Objective ▸ Copy exactly, and only, the lines starting at the line with "Write a component" and ending at the line with "const canvasRef = useRef<HTMLCanvasElement". Leave every picture out of the copy.

(Figure scripts)
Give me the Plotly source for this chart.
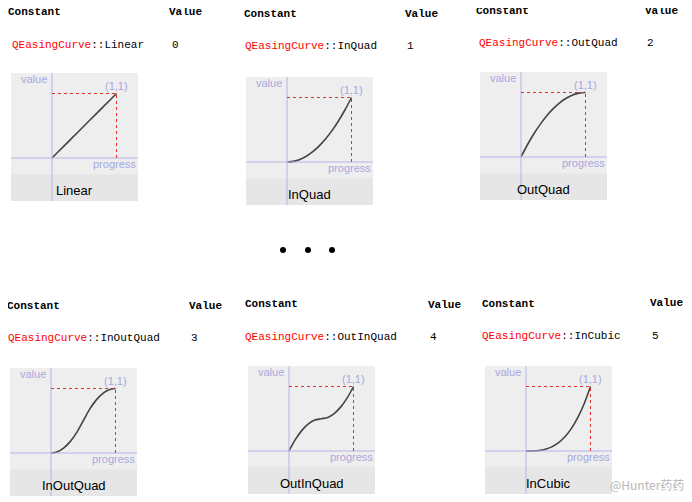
import plotly.graph_objects as go

W, H = 692, 502
progress = [0, .1, .2, .3, .4, .5, .6, .7, .8, .9, 1]
names = ["Linear", "InQuad", "OutQuad", "InOutQuad", "OutInQuad", "InCubic"]
codes = ["0", "1", "2", "3", "4", "5"]
curves = [
    [0, .1, .2, .3, .4, .5, .6, .7, .8, .9, 1],
    [0, .01, .04, .09, .16, .25, .36, .49, .64, .81, 1],
    [0, .19, .36, .51, .64, .75, .84, .91, .96, .99, 1],
    [0, .02, .08, .18, .32, .5, .68, .82, .92, .98, 1],
    [0, .18, .32, .42, .48, .5, .52, .58, .68, .82, 1],
    [0, .001, .008, .027, .064, .125, .216, .343, .512, .729, 1],
]
boxes = [(11, 73), (246, 77), (480, 72), (10, 368), (248, 366), (485, 366)]
headers = [
    ((6, 12), (167, 12), (10, 45), (170, 45)),
    ((242, 14), (403, 14), (243, 46), (405, 46)),
    ((474, 11), (643, 11), (477, 43), (645, 43)),
    ((5, 306), (187, 306), (6, 338), (189, 338)),
    ((243, 304), (426, 305), (243, 337), (428, 337)),
    ((480, 304), (648, 303), (480, 336), (650, 336)),
]
BW, BH, OX, OY, U = 127, 128, 41, 43, 64.5
DX, DY = 8, 8  # page offset

def px(x): return (x - DX) / W
def py(y): return 1 - (y - DY) / H

fig = go.Figure()
shapes, anns = [], []
mono = "Liberation Mono, DejaVu Sans Mono, monospace"
lab = "#a8a8e0"
for i, (bx, by) in enumerate(boxes):
    k = "" if i == 0 else str(i + 1)
    xr = [-OX / U, (BW - OX) / U]
    yr = [-OY / U, (BH - OY) / U]
    fig.add_trace(go.Scatter(x=progress, y=curves[i], mode="lines", line=dict(color="#444", width=1.6, shape="spline"),
                             xaxis="x" + k, yaxis="y" + k, showlegend=False, hoverinfo="skip"))
    fig.update_layout(**{
        "xaxis" + k: dict(domain=[px(bx), px(bx + BW)], range=xr, visible=False, anchor="y" + k),
        "yaxis" + k: dict(domain=[py(by + BH), py(by)], range=yr, visible=False, anchor="x" + k),
    })
    xa, ya = "x" + k, "y" + k
    shapes += [
        dict(type="rect", xref=xa, yref=ya, x0=xr[0], x1=xr[1], y0=yr[0], y1=yr[1], fillcolor="#eeeeee", line_width=0, layer="below"),
        dict(type="rect", xref=xa, yref=ya, x0=xr[0], x1=xr[1], y0=yr[0], y1=-0.25, fillcolor="#e6e6e6", line_width=0, layer="below"),
        dict(type="line", xref=xa, yref=ya, x0=xr[0], x1=xr[1], y0=0, y1=0, line=dict(color="#b4b4e8", width=1)),
        dict(type="line", xref=xa, yref=ya, x0=0, x1=0, y0=yr[0], y1=yr[1], line=dict(color="#b4b4e8", width=1)),
        dict(type="line", xref=xa, yref=ya, x0=0, x1=1, y0=1, y1=1, line=dict(color="#e03030", width=1, dash="dot")),
        dict(type="line", xref=xa, yref=ya, x0=1, x1=1, y0=0, y1=1, line=dict(color="#e03030", width=1, dash="dot")),
    ]
    anns += [
        dict(xref=xa, yref=ya, x=-0.05, y=1.22, text="value", showarrow=False, xanchor="right", font=dict(color=lab, size=11, family="Liberation Sans")),
        dict(xref=xa, yref=ya, x=1.0, y=1.12, text="(1,1)", showarrow=False, xanchor="center", font=dict(color=lab, size=11, family="Liberation Sans")),
        dict(xref=xa, yref=ya, x=xr[1], y=-0.1, text="progress", showarrow=False, xanchor="right", font=dict(color=lab, size=11, family="Liberation Sans")),
        dict(xref=xa, yref=ya, x=0.35, y=-0.5, text=names[i], showarrow=False, xanchor="center", font=dict(color="#000", size=13, family="Liberation Sans")),
    ]
    (cx, cy), (vx, vy), (nx, ny), (kx, ky) = headers[i]
    for (x, y, t, f) in [(cx, cy, "<b>Constant</b>", mono), (vx, vy, "<b>Value</b>", mono),
                         (nx, ny, "<span style='color:#ff0000'>QEasingCurve</span>::" + names[i], mono), (kx, ky, codes[i], mono)]:
        anns.append(dict(xref="paper", yref="paper", x=px(x), y=py(y), text=t, showarrow=False,
                         xanchor="left", yanchor="middle", font=dict(color="#000", size=11, family=f)))

for x in [283, 308, 332]:
    shapes.append(dict(type="circle", xref="paper", yref="paper", x0=px(x - 3), x1=px(x + 3), y0=py(253), y1=py(247), fillcolor="#000", line_width=0))
anns.append(dict(xref="paper", yref="paper", x=px(686), y=py(484), xanchor="right", yanchor="middle", text="@Hunter药药", showarrow=False,
                 font=dict(color="#999", size=12, family="Noto Sans CJK SC"), opacity=0.7))

fig.update_layout(width=W, height=H, margin=dict(l=0, r=0, t=0, b=0), paper_bgcolor="white", plot_bgcolor="white",
                  shapes=shapes, annotations=anns)
fig.write_html("out.html")
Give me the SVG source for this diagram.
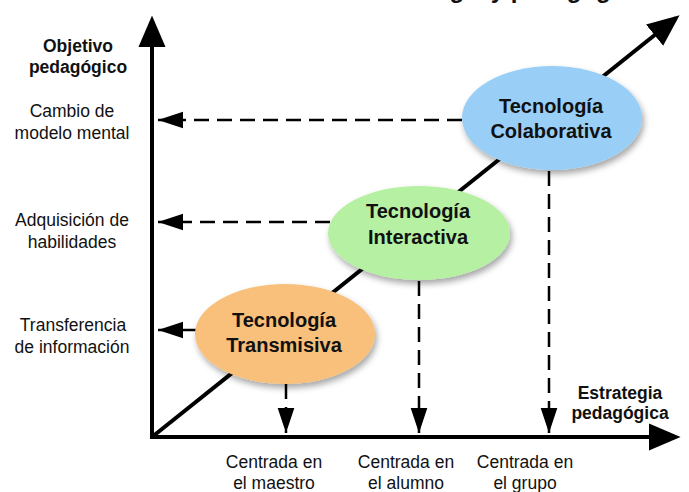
<svg xmlns="http://www.w3.org/2000/svg" width="689" height="492" viewBox="0 0 689 492">
<defs>
<style>
.lbl{font-family:"Liberation Sans",Arial,sans-serif;font-size:17.5px;fill:#111;text-anchor:middle}
.b{font-weight:bold}
.nt{font-family:"Liberation Sans",Arial,sans-serif;font-size:20px;font-weight:bold;fill:#111;text-anchor:middle}
.axis{stroke:#000;stroke-width:4;fill:none}
.dash{stroke:#000;stroke-width:2.5;fill:none;stroke-dasharray:15 8}
</style>
<marker id="big" markerWidth="8" markerHeight="8" refX="6" refY="3" orient="auto" markerUnits="strokeWidth" viewBox="0 0 7 6">
<path d="M0,0 L7,3 L0,6 Z" fill="#000"/>
</marker>
<marker id="sm" markerWidth="10" markerHeight="8" refX="9" refY="3" orient="auto" markerUnits="strokeWidth" viewBox="0 0 9 6">
<path d="M0,0 L9,3 L0,6 Z" fill="#000"/>
</marker>
<filter id="sh" x="-20%" y="-20%" width="140%" height="150%">
<feDropShadow dx="2" dy="4" stdDeviation="3" flood-color="#000" flood-opacity="0.35"/>
</filter>
</defs>
<text class="nt" x="495" y="-2" style="font-size:24px">Tecnología y pedagogía</text>
<g id="connectors">
<line class="axis" x1="152" y1="437" x2="152" y2="20" marker-end="url(#big)"/>
<line class="axis" x1="150" y1="437" x2="676" y2="437" marker-end="url(#big)"/>
<line class="axis" x1="152" y1="437" x2="676" y2="18" marker-end="url(#big)"/>
<line class="dash" x1="462" y1="120" x2="158" y2="120" marker-end="url(#sm)"/>
<line class="dash" x1="330" y1="222" x2="158" y2="222" marker-end="url(#sm)"/>
<line class="dash" style="stroke-dasharray:none" x1="196" y1="330" x2="158" y2="330" marker-end="url(#sm)"/>
<line class="dash" x1="286" y1="384" x2="286" y2="433" marker-end="url(#sm)"/>
<line class="dash" x1="419" y1="281" x2="419" y2="433" marker-end="url(#sm)"/>
<line class="dash" x1="549" y1="171" x2="549" y2="433" marker-end="url(#sm)"/>
</g>
<g id="node-transmisiva">
<ellipse cx="285" cy="334" rx="90" ry="50" fill="#F8C07A" filter="url(#sh)"/>
<text class="nt" x="284" y="327">Tecnología</text>
<text class="nt" x="284" y="352">Transmisiva</text>
</g>
<g id="node-interactiva">
<ellipse cx="419" cy="233" rx="91" ry="47" fill="#B6F0A2" filter="url(#sh)"/>
<text class="nt" x="418" y="218">Tecnología</text>
<text class="nt" x="418" y="244">Interactiva</text>
</g>
<g id="node-colaborativa">
<ellipse cx="552" cy="118" rx="90" ry="52" fill="#99CFF7" filter="url(#sh)"/>
<text class="nt" x="551" y="113">Tecnología</text>
<text class="nt" x="551" y="138">Colaborativa</text>
</g>
<g id="labels">
<text class="lbl b" x="78" y="52">Objetivo</text>
<text class="lbl b" x="78" y="73">pedagógico</text>
<text class="lbl" x="72" y="117">Cambio de</text>
<text class="lbl" x="72" y="139">modelo mental</text>
<text class="lbl" x="72" y="226">Adquisición de</text>
<text class="lbl" x="72" y="248">habilidades</text>
<text class="lbl" x="73" y="331">Transferencia</text>
<text class="lbl" x="72" y="353">de información</text>
<text class="lbl b" x="620" y="399">Estrategia</text>
<text class="lbl b" x="620" y="419">pedagógica</text>
<text class="lbl" x="274" y="468">Centrada en</text>
<text class="lbl" x="274" y="489">el maestro</text>
<text class="lbl" x="406" y="468">Centrada en</text>
<text class="lbl" x="406" y="489">el alumno</text>
<text class="lbl" x="525" y="468">Centrada en</text>
<text class="lbl" x="525" y="489">el grupo</text>
</g>
</svg>
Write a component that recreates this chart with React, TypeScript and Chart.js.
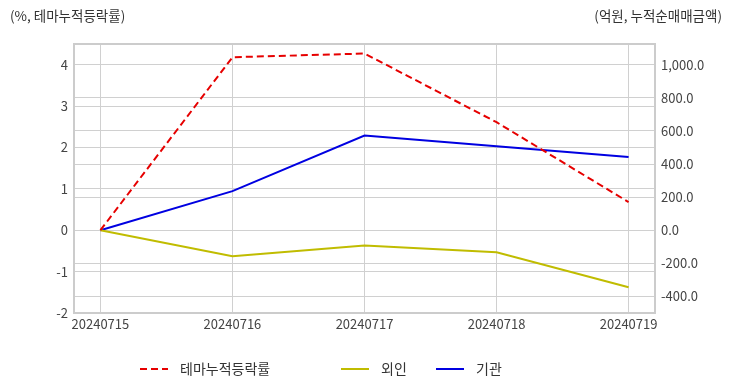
import React, { useEffect, useRef } from 'react';
import { Chart, registerables } from 'chart.js';

Chart.register(...registerables);

const categories = ['20240715', '20240716', '20240717', '20240718', '20240719'];
const themeReturn = [0, 4.18, 4.27, 2.61, 0.68];
const foreignNet = [0, -157, -93, -133, -344];
const institutionNet = [0, 236, 572, 507, 443];
const seriesNames = ['테마누적등락률', '외인', '기관'];
const leftTitle = '(%, 테마누적등락률)';
const rightTitle = '(억원, 누적순매매금액)';
const leftTicks = [-2, -1, 0, 1, 2, 3, 4];
const rightTicks = [-400, -200, 0, 200, 400, 600, 800, 1000];

const FONT = "'Noto Sans CJK KR', 'Noto Sans', sans-serif";
const GRID = '#d0d0d0';
const TEXT = '#444444';

const legendX = [140, 341, 436];

const decorPlugin = {
  id: 'decor',
  beforeDatasetsDraw(chart: any) {
    const { ctx, chartArea } = chart;
    ctx.save();
    ctx.strokeStyle = '#cccccc';
    ctx.lineWidth = 2;
    ctx.strokeRect(chartArea.left, chartArea.top, chartArea.right - chartArea.left, chartArea.bottom - chartArea.top);
    ctx.restore();
  },
  afterDraw(chart: any) {
    const { ctx } = chart;
    ctx.save();
    ctx.font = `13.5px ${FONT}`;
    ctx.fillStyle = '#333333';
    ctx.textBaseline = 'middle';
    ctx.textAlign = 'left';
    ctx.fillText(leftTitle, 10, 16);
    ctx.textAlign = 'right';
    ctx.fillText(rightTitle, 722, 16);

    ctx.font = `14px ${FONT}`;
    ctx.textAlign = 'left';
    chart.data.datasets.forEach((ds: any, i: number) => {
      const x = legendX[i];
      const y = 369;
      ctx.save();
      ctx.strokeStyle = ds.borderColor;
      ctx.lineWidth = 2;
      ctx.setLineDash(ds.borderDash || []);
      ctx.beginPath();
      ctx.moveTo(x, y);
      ctx.lineTo(x + 28, y);
      ctx.stroke();
      ctx.restore();
      ctx.fillStyle = '#333333';
      ctx.fillText(ds.label, x + 40, y);
    });
    ctx.restore();
  },
};

export default function App() {
  const canvasRef = useRef<HTMLCanvasElement | null>(null);

  useEffect(() => {
    document.body.style.margin = '0';
    const canvas = canvasRef.current;
    if (!canvas) return;
    Chart.defaults.font.family = FONT;
    const toXY = (arr: number[]) => arr.map((v, i) => ({ x: i, y: v }));
    const chart = new Chart(canvas, {
      type: 'line',
      data: {
        datasets: [
          {
            label: seriesNames[0],
            data: toXY(themeReturn),
            yAxisID: 'yL',
            borderColor: 'rgb(230,0,0)',
            borderDash: [7, 4],
            borderWidth: 2,
            pointRadius: 0,
            tension: 0,
          },
          {
            label: seriesNames[1],
            data: toXY(foreignNet),
            yAxisID: 'yR',
            borderColor: 'rgb(192,188,0)',
            borderWidth: 2,
            pointRadius: 0,
            tension: 0,
          },
          {
            label: seriesNames[2],
            data: toXY(institutionNet),
            yAxisID: 'yR',
            borderColor: 'rgb(0,0,225)',
            borderWidth: 2,
            pointRadius: 0,
            tension: 0,
          },
        ],
      },
      options: {
        responsive: false,
        animation: false,
        layout: { padding: { top: 44, left: 0, right: 0, bottom: 0 } },
        plugins: {
          legend: { display: false },
          tooltip: { enabled: false },
        },
        scales: {
          x: {
            type: 'linear',
            min: -0.2,
            max: 4.2,
            afterBuildTicks: (scale: any) => {
              scale.ticks = categories.map((_, i) => ({ value: i }));
            },
            afterFit: (scale: any) => {
              scale.height = 79;
            },
            grid: { color: GRID, drawTicks: false },
            border: { display: false },
            ticks: {
              autoSkip: false,
              maxRotation: 0,
              padding: 3,
              color: TEXT,
              font: { size: 13, family: FONT },
              callback: (v: any) => categories[v] ?? '',
            },
          },
          yL: {
            type: 'linear',
            position: 'left',
            min: -2,
            max: 4.5,
            afterBuildTicks: (scale: any) => {
              scale.ticks = leftTicks.map((v) => ({ value: v }));
            },
            afterFit: (scale: any) => {
              scale.width = 74;
            },
            grid: { color: GRID, drawTicks: false },
            border: { display: false },
            ticks: {
              padding: 6,
              color: TEXT,
              font: { size: 13, family: FONT },
              callback: (v: any) => String(v),
            },
          },
          yR: {
            type: 'linear',
            position: 'right',
            min: -500,
            max: 1125,
            afterBuildTicks: (scale: any) => {
              scale.ticks = rightTicks.map((v) => ({ value: v }));
            },
            afterFit: (scale: any) => {
              scale.width = 77;
            },
            grid: { color: GRID, drawTicks: false },
            border: { display: false },
            ticks: {
              padding: 6,
              color: TEXT,
              font: { size: 13, family: FONT },
              callback: (v: any) =>
                Number(v).toLocaleString('en-US', { minimumFractionDigits: 1, maximumFractionDigits: 1 }),
            },
          },
        },
      },
      plugins: [decorPlugin],
    } as any);
    return () => chart.destroy();
  }, []);

  return (
    <div style={{ width: 732, height: 392 }}>
      <canvas ref={canvasRef} width={732} height={392} />
    </div>
  );
}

Exercise output ▸
Write a component that recreates this chart with React, TypeScript and Chart.js.
import React, { useEffect, useRef } from 'react';
import { Chart, registerables } from 'chart.js';

Chart.register(...registerables);

const categories = ['20240715', '20240716', '20240717', '20240718', '20240719'];
const themeReturn = [0, 4.18, 4.27, 2.61, 0.68];
const foreignNet = [0, -157, -93, -133, -344];
const institutionNet = [0, 236, 572, 507, 443];
const seriesNames = ['테마누적등락률', '외인', '기관'];
const leftTitle = '(%, 테마누적등락률)';
const rightTitle = '(억원, 누적순매매금액)';
const leftTicks = [-2, -1, 0, 1, 2, 3, 4];
const rightTicks = [-400, -200, 0, 200, 400, 600, 800, 1000];

const FONT = "'Noto Sans CJK KR', 'Noto Sans', sans-serif";
const GRID = '#d0d0d0';
const TEXT = '#444444';

const legendX = [140, 341, 436];

const decorPlugin = {
  id: 'decor',
  beforeDatasetsDraw(chart: any) {
    const { ctx, chartArea } = chart;
    ctx.save();
    ctx.strokeStyle = '#cccccc';
    ctx.lineWidth = 2;
    ctx.strokeRect(chartArea.left, chartArea.top, chartArea.right - chartArea.left, chartArea.bottom - chartArea.top);
    ctx.restore();
  },
  afterDraw(chart: any) {
    const { ctx } = chart;
    ctx.save();
    ctx.font = `13.5px ${FONT}`;
    ctx.fillStyle = '#333333';
    ctx.textBaseline = 'middle';
    ctx.textAlign = 'left';
    ctx.fillText(leftTitle, 10, 16);
    ctx.textAlign = 'right';
    ctx.fillText(rightTitle, 722, 16);

    ctx.font = `14px ${FONT}`;
    ctx.textAlign = 'left';
    chart.data.datasets.forEach((ds: any, i: number) => {
      const x = legendX[i];
      const y = 369;
      ctx.save();
      ctx.strokeStyle = ds.borderColor;
      ctx.lineWidth = 2;
      ctx.setLineDash(ds.borderDash || []);
      ctx.beginPath();
      ctx.moveTo(x, y);
      ctx.lineTo(x + 28, y);
      ctx.stroke();
      ctx.restore();
      ctx.fillStyle = '#333333';
      ctx.fillText(ds.label, x + 40, y);
    });
    ctx.restore();
  },
};

export default function App() {
  const canvasRef = useRef<HTMLCanvasElement | null>(null);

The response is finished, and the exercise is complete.